TO BE DONE: Repeat exactly the lines running from the first line of the data to the line containing "bracket_span = (4.84, 9.11)", both ends included, and nothing else; drop the pictures.

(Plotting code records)
════

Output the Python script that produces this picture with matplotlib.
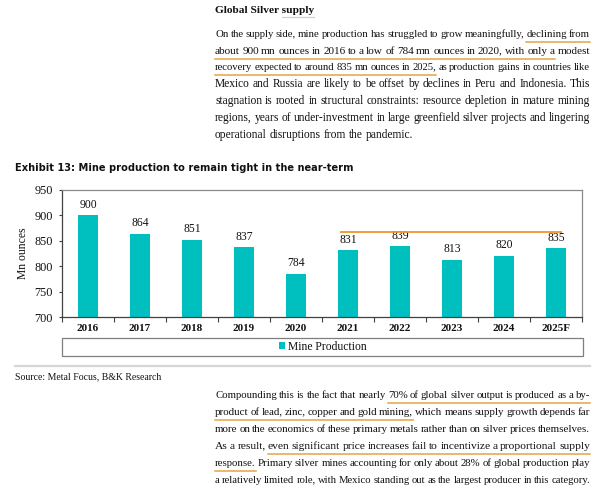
import numpy as np
import matplotlib
matplotlib.use("Agg")
import matplotlib.pyplot as plt
from matplotlib.lines import Line2D
from matplotlib.patches import Rectangle, Patch

# ---------------- data ----------------
years = ["2016", "2017", "2018", "2019", "2020", "2021", "2022", "2023", "2024", "2025F"]
mine_production = [900, 864, 851, 837, 784, 831, 839, 813, 820, 835]
y_ticks = [700, 750, 800, 850, 900, 950]
bracket_level = 867          # orange highlight line over 2021-2025F
bracket_span = (4.84, 9.11)  # category-index span of the highlight line

heading = "Global Silver supply"
para1 = [
    "On the supply side, mine production has struggled to grow meaningfully, declining from",
    "about 900 mn ounces in 2016 to a low of 784 mn ounces in 2020, with only a modest",
    "recovery expected to around 835 mn ounces in 2025, as production gains in countries like",
    "Mexico and Russia are likely to be offset by declines in Peru and Indonesia. This",
    "stagnation is rooted in structural constraints: resource depletion in mature mining",
    "regions, years of under-investment in large greenfield silver projects and lingering",
    "operational disruptions from the pandemic.",
]
para1_underlines = [(0, 11, 12), (1, 0, 17), (2, 0, 8)]
para2 = [
    "Compounding this is the fact that nearly 70% of global silver output is produced as a by-",
    "product of lead, zinc, copper and gold mining, which means supply growth depends far",
    "more on the economics of these primary metals rather than on silver prices themselves.",
    "As a result, even significant price increases fail to incentivize a proportional supply",
    "response. Primary silver mines accounting for only about 28% of global production play",
    "a relatively limited role, with Mexico standing out as the largest producer in this category.",
]
para2_underlines = [(0, 7, 16), (1, 0, 7), (3, 3, 12), (4, 0, 0)]
exhibit_title = "Exhibit 13: Mine production to remain tight in the near-term"
source_text = "Source: Metal Focus, B&K Research"
legend_label = "Mine Production"
y_label = "Mn ounces"

# ---------------- styling ----------------
W, H = 610, 500
SERIF = "Liberation Serif"
TXT = "#111111"
TEAL = "#00BFBF"
ORANGE = "#F0962A"
ULINE = "#E3A445"

fig = plt.figure(figsize=(6.1, 5.0), dpi=100)
fig.patch.set_facecolor("white")
r = fig.canvas.get_renderer()


def fx(x):
    return x / W


def fy(y):
    return 1 - y / H


def width_of(s, **kw):
    t = fig.text(0, 0, s, **kw)
    w = t.get_window_extent(renderer=r).width
    t.remove()
    return w


def fit_size(s, target, base=8.0, **kw):
    return base * target / width_of(s, fontsize=base, **kw)


X0, X1 = 215, 590
FS_BODY = 8.3
MIN_GAP = 0.85
DESC = set("gjpqy")


def word_shift(w):
    # a trailing comma (not hidden by a deeper descender) renders one pixel low
    if w.endswith(",") and not (set(w) & DESC):
        return -1.0
    return 0.0


def draw_paragraph(lines, baselines, underlines, justify_last):
    spans = {}
    for i, (line, yb) in enumerate(zip(lines, baselines)):
        yb = round(yb) + 0.25
        words = line.split()
        fs = FS_BODY
        sp = width_of("a a", fontsize=fs, family=SERIF) - 2 * width_of("a", fontsize=fs, family=SERIF)
        ws = [width_of(w, fontsize=fs, family=SERIF) for w in words]
        min_w = sum(ws) + (len(words) - 1) * MIN_GAP * sp
        if min_w > X1 - X0:
            fs = fs * (X1 - X0) / min_w
            ws = [width_of(w, fontsize=fs, family=SERIF) for w in words]
            sp = sp * fs / FS_BODY
        last = (i == len(lines) - 1) and not justify_last
        gap = sp if last or len(words) < 2 else (X1 - X0 - sum(ws)) / (len(words) - 1)
        x = X0
        pos = []
        for w, wd in zip(words, ws):
            fig.text(fx(x), fy(yb + word_shift(w)), w, ha="left", va="baseline", fontsize=fs,
                     family=SERIF, color=TXT)
            pos.append((x, x + wd))
            x += wd + gap
        spans[i] = (pos, yb)
    for (li, a, b) in underlines:
        pos, yb = spans[li]
        xa = pos[a][0]
        xb = pos[b][1]
        yu = yb + 4.5
        fig.add_artist(Line2D([fx(xa), fx(xb)], [fy(yu), fy(yu)], color=ULINE, lw=1.1))


# heading
fs_head = fit_size(heading, 99, family=SERIF, fontweight="bold")
fig.text(fx(X0), fy(13.25), heading, ha="left", va="baseline", fontsize=fs_head,
         family=SERIF, fontweight="bold", color=TXT)
w_pre = width_of("Global Silver s", fontsize=fs_head, family=SERIF, fontweight="bold") - \
    width_of("s", fontsize=fs_head, family=SERIF, fontweight="bold")
w_all = width_of(heading, fontsize=fs_head, family=SERIF, fontweight="bold")
fig.add_artist(Line2D([fx(X0 + w_pre), fx(X0 + w_all)], [fy(16.5)] * 2, color="#d0d0d0", lw=0.9))

draw_paragraph(para1, [36.7 + 16.8 * i for i in range(len(para1))], para1_underlines, False)
draw_paragraph(para2, [398 + 17 * i for i in range(len(para2))], para2_underlines, True)

# exhibit title
fs_title = fit_size(exhibit_title, 337, family="DejaVu Sans", fontweight="bold")
fig.text(fx(15), fy(171.25), exhibit_title, ha="left", va="baseline", fontsize=fs_title,
         family="DejaVu Sans", fontweight="bold", color="#111111")

# ---------------- chart ----------------
ax = fig.add_axes([fx(62), fy(317), (582 - 62) / W, (317 - 190) / H])
xpos = np.arange(len(years))
ax.bar(xpos, mine_production, width=0.4, color=TEAL, zorder=2)
ax.set_xlim(-0.5, len(years) - 0.5)
ax.set_ylim(y_ticks[0], y_ticks[-1])
ax.set_yticks(y_ticks)
ax.set_yticklabels([str(v) for v in y_ticks], family=SERIF, fontsize=8.8, color=TXT)
ax.set_xticks(np.arange(-0.5, len(years), 1.0))
ax.set_xticklabels([])
ax.set_xticks(xpos, minor=True)
ax.set_xticklabels(years, minor=True, family=SERIF, fontsize=8, fontweight="bold", color=TXT)
ax.tick_params(axis="x", which="major", length=3.5, direction="out", color="#404040", width=0.8)
ax.tick_params(axis="x", which="minor", length=0, pad=5)
ax.tick_params(axis="y", length=2.5, direction="out", pad=4, color="#404040", width=0.8)
for s in ["left", "bottom"]:
    ax.spines[s].set_color("#404040")
    ax.spines[s].set_linewidth(0.9)
for s in ["top", "right"]:
    ax.spines[s].set_color("#8a8a8a")
    ax.spines[s].set_linewidth(0.9)
ax.set_ylabel(y_label, family=SERIF, fontsize=8.4, color=TXT, labelpad=4)

for xi, v in zip(xpos, mine_production):
    ax.annotate(str(v), (xi, v), xytext=(0, 3.5), textcoords="offset points",
                ha="center", va="bottom", family=SERIF, fontsize=8.4, color=TXT)

ax.plot(list(bracket_span), [bracket_level, bracket_level], color=ORANGE, lw=1.3, zorder=3,
        solid_capstyle="butt")

# legend box
fig.add_artist(Rectangle((fx(62), fy(356)), (583 - 62) / W, (356 - 338) / H,
                         transform=fig.transFigure, fill=False, edgecolor="#7f7f7f", lw=0.9))
fig.legend(handles=[Patch(facecolor=TEAL, edgecolor="none", label=legend_label)],
           loc="center", bbox_to_anchor=(fx(323), fy(347)), frameon=False,
           prop={"family": SERIF, "size": 8.4}, handlelength=0.55, handleheight=0.55,
           handletextpad=0.25, borderpad=0, borderaxespad=0, labelcolor=TXT)

# rule and source
fig.add_artist(Line2D([fx(15), fx(590)], [fy(366)] * 2, color="#d6d6d6", lw=1.6))
fig.text(fx(15), fy(379.25), source_text, ha="left", va="baseline", fontsize=7,
         family=SERIF, color=TXT)

fig.savefig("out.png", dpi=100)
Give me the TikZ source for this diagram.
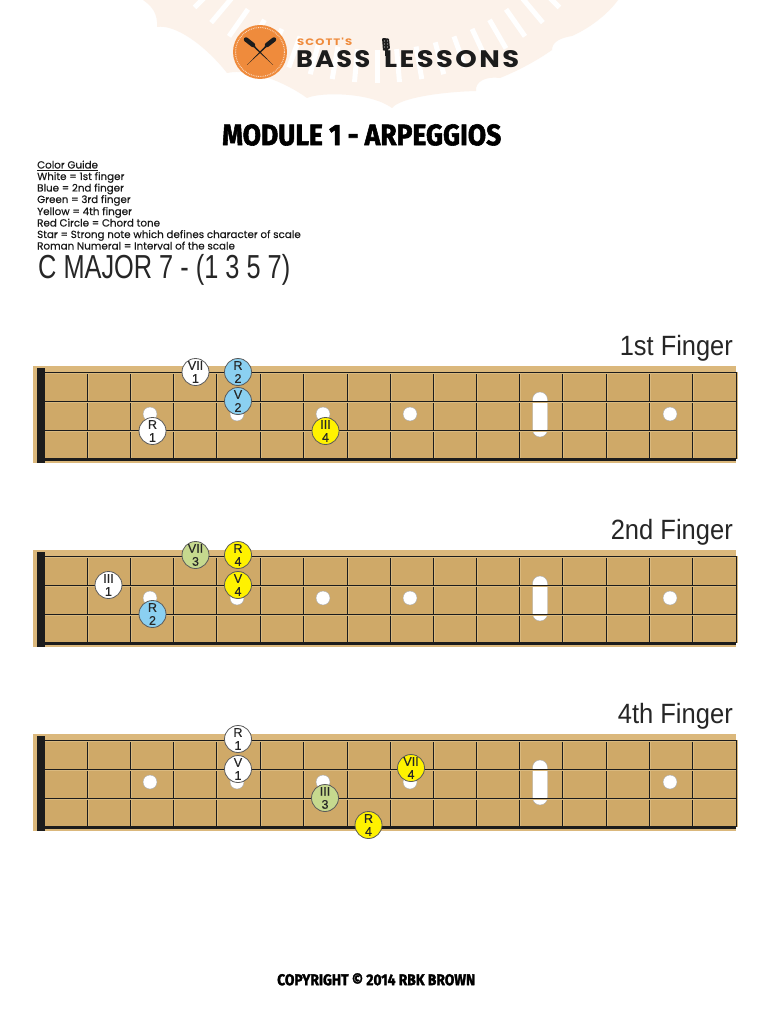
\documentclass[tikz,border=0pt]{standalone}
\usepackage{graphicx}
\usepackage{fontspec}
\setmainfont{Liberation Sans}
\newfontfamily\popf{Poppins}
\newfontfamily\popm{Poppins}[FakeBold=0.4]
\newfontfamily\popw{Poppins}[LetterSpace=9,BoldFont=Poppins Bold]
\newfontfamily\headf{Fira Sans}[FakeBold=2]
\newfontfamily\notef{Liberation Sans}[FakeBold=0.25]
\definecolor{pale}{HTML}{FCF2EA}
\definecolor{orangeL}{HTML}{EF8B3C}
\definecolor{tan}{HTML}{CFA968}
\definecolor{tanL}{HTML}{DBB87C}
\definecolor{tanH}{HTML}{D9B97F}
\definecolor{ink}{HTML}{1C1C1C}
\definecolor{blueN}{HTML}{8BD0F1}
\definecolor{yellowN}{HTML}{FFF200}
\definecolor{greenN}{HTML}{C6D98E}
\tikzset{
  note/.style={circle,draw=black!65,line width=0.8pt,minimum size=27pt,inner sep=0pt,
    align=center,font=\notef\fontsize{12.5}{13}\selectfont,text=black!85},
  wn/.style={note,fill=white},
  bn/.style={note,fill=blueN},
  yn/.style={note,fill=yellowN},
  gn/.style={note,fill=greenN},
  inlay/.style={fill=white,draw=black!35,line width=0.4pt},
  fretline/.style={draw=ink,line width=1pt},
  guide/.style={anchor=base west,inner sep=0pt,font=\popm\fontsize{10.3}{10}\selectfont,text=black!90},
  fitted/.style={inner sep=0pt},
}
\newcommand{\fretboard}{%
  \fill[tanL] (33,366) rectangle (736,463);
  \fill[tan] (45,372) rectangle (736,459);
  \foreach \ix in {150,237,323,410,670}{\draw[inlay] (\ix,414) circle (7);}
  \draw[inlay,rounded corners=7.4] (532.5,392) rectangle (547.5,437);
  \foreach \fx in {87,130.5,173,216,260,303,347,390,433,476,519,562,606,649,692,736}{
    \draw[tanH,line width=0.6pt] (\fx+1,372) -- (\fx+1,459);
    \draw[fretline] (\fx,372) -- (\fx,459);}
  \foreach \sy in {372,401,430}{
    \draw[tanH,line width=0.6pt] (45,\sy+1) -- (736,\sy+1);
    \draw[fretline] (45,\sy) -- (736,\sy);}
  \draw[ink,line width=3pt] (45,459) -- (736,459);
  \fill[ink] (37,368) rectangle (45,463);
}
\begin{document}
\begin{tikzpicture}[x=1pt,y=-1pt]
\useasboundingbox (0,0) rectangle (768,1024);
\fill[white] (0,0) rectangle (768,1024);
% banner
\begin{scope}
\clip (0,0) rectangle (768,110);
\fill[pale] (143,0) .. controls (152,6) and (158,14) .. (157,27)
  .. controls (175,24) and (205,45) .. (227,73)
  .. controls (250,68) and (285,82) .. (307,98)
  .. controls (320,92) and (370,92) .. (392,108)
  .. controls (400,98) and (440,92) .. (476,91)
  .. controls (475,82) and (485,76) .. (500,78)
  .. controls (515,72) and (535,62) .. (552,50)
  .. controls (552,42) and (560,38) .. (572,36)
  .. controls (590,28) and (608,14) .. (618,0) -- cycle;
\begin{scope}
\clip (143,0) .. controls (152,6) and (158,14) .. (157,27)
  .. controls (175,24) and (205,45) .. (227,73) -- (392,108) -- (552,50) -- (618,0) -- cycle;
\foreach \a in {-45,-40,...,45}{
  \draw[white,line width=5pt] ({377+225*sin(\a)},{-175+225*cos(\a)}) -- ({377+258*sin(\a)},{-175+258*cos(\a)});}
\end{scope}
\end{scope}
% logo
\fill[orangeL] (260,52) circle (27);
\draw[white!70!orangeL,line width=1pt,dash pattern=on 0.8pt off 1pt] (260,52) circle (24.5);
\fill[ink] (248,42) -- (250,41) -- (273,65) -- cycle;
\fill[ink] (272,42) -- (270,41) -- (247,65) -- cycle;
\draw[ink,line width=4.5pt,line cap=round] (246,39.5) -- (253,45);
\draw[ink,line width=4.5pt,line cap=round] (274,39.5) -- (267,45);
\node[fitted,anchor=north west,text=orangeL] (scotts) at (297,38) {\resizebox{55pt}{7.5pt}{\popw\bfseries SCOTT'S}};
\node[fitted,anchor=north west,text=ink] (bass) at (296,50) {\resizebox{74pt}{17pt}{\popw\bfseries BASS}};
\node[fitted,anchor=north west,text=ink] (lessons) at (384,50) {\resizebox{135pt}{17pt}{\popw\bfseries LESSONS}};
\fill[ink,rounded corners=1pt] (382,38) -- (389,38.5) -- (390,49) -- (383,51) -- cycle;
\draw[ink,line width=2.6pt] (386.5,49) -- (386.5,56);
\foreach \py in {41,44,47}{\fill[white!70!ink] (384.5,\py) circle (0.7);\fill[white!70!ink] (387.5,\py) circle (0.7);}
% title
\node[fitted,anchor=north west] (title) at (222,124) {\resizebox{279pt}{21pt}{\headf\bfseries MODULE 1 - ARPEGGIOS}};
% colour guide
\node[guide] (g0) at (37,168.5) {\underline{Color Guide}};
\node[guide] (g1) at (37,180) {White = 1st finger};
\node[guide] (g2) at (37,191.5) {Blue = 2nd finger};
\node[guide] (g3) at (37,203) {Green = 3rd finger};
\node[guide] (g4) at (37,215) {Yellow = 4th finger};
\node[guide] (g5) at (37,226.5) {Red Circle = Chord tone};
\node[guide] (g6) at (37,238) {Star = Strong note which defines character of scale};
\node[guide] (g7) at (37,249.5) {Roman Numeral = Interval of the scale};
\node[fitted,anchor=north west,text=black!85] (chord) at (38,254.5) {\resizebox*{252pt}{31pt}{C MAJOR 7 - (1 3 5 7)}};
% board 1
\node[fitted,anchor=north east,text=black!85] (h1) at (733,335) {\resizebox*{113pt}{26pt}{1st Finger}};
\fretboard
\node[wn] (a1) at (195.5,372) {VII\\1};
\node[bn] (a2) at (238,372) {R\\2};
\node[bn] (a3) at (238,401) {V\\2};
\node[wn] (a4) at (152.5,431) {R\\1};
\node[yn] (a5) at (325.5,431) {III\\4};
% board 2
\begin{scope}[yshift=-184pt]
\node[fitted,anchor=north east,text=black!85] (h2) at (733,335) {\resizebox*{122pt}{26pt}{2nd Finger}};
\fretboard
\node[gn] (b1) at (195.5,371) {VII\\3};
\node[yn] (b2) at (238,371) {R\\4};
\node[yn] (b3) at (238,401) {V\\4};
\node[wn] (b4) at (108.5,401) {III\\1};
\node[bn] (b5) at (152.5,430) {R\\2};
\end{scope}
% board 3
\begin{scope}[yshift=-368pt]
\node[fitted,anchor=north east,text=black!85] (h3) at (733,335) {\resizebox*{115pt}{26pt}{4th Finger}};
\fretboard
\node[wn] (c1) at (238,371) {R\\1};
\node[wn] (c2) at (238,401) {V\\1};
\node[yn] (c3) at (411,400) {VII\\4};
\node[gn] (c4) at (325,430) {III\\3};
\node[yn] (c5) at (368.5,457) {R\\4};
\end{scope}
% footer
\node[fitted,anchor=north west] (foot) at (277,973) {\resizebox{198pt}{12pt}{\headf\bfseries COPYRIGHT © 2014 RBK BROWN}};
\end{tikzpicture}
\end{document}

════

TASK SOLUTION:
Output the Python script that produces this picture with matplotlib.
import numpy as np
import matplotlib
matplotlib.use("Agg")
import matplotlib.pyplot as plt
from matplotlib.lines import Line2D
from matplotlib.patches import Rectangle, Patch

# ---------------- data ----------------
years = ["2016", "2017", "2018", "2019", "2020", "2021", "2022", "2023", "2024", "2025F"]
mine_production = [900, 864, 851, 837, 784, 831, 839, 813, 820, 835]
y_ticks = [700, 750, 800, 850, 900, 950]
bracket_level = 867          # orange highlight line over 2021-2025F
bracket_span = (4.84, 9.11)  # category-index span of the highlight line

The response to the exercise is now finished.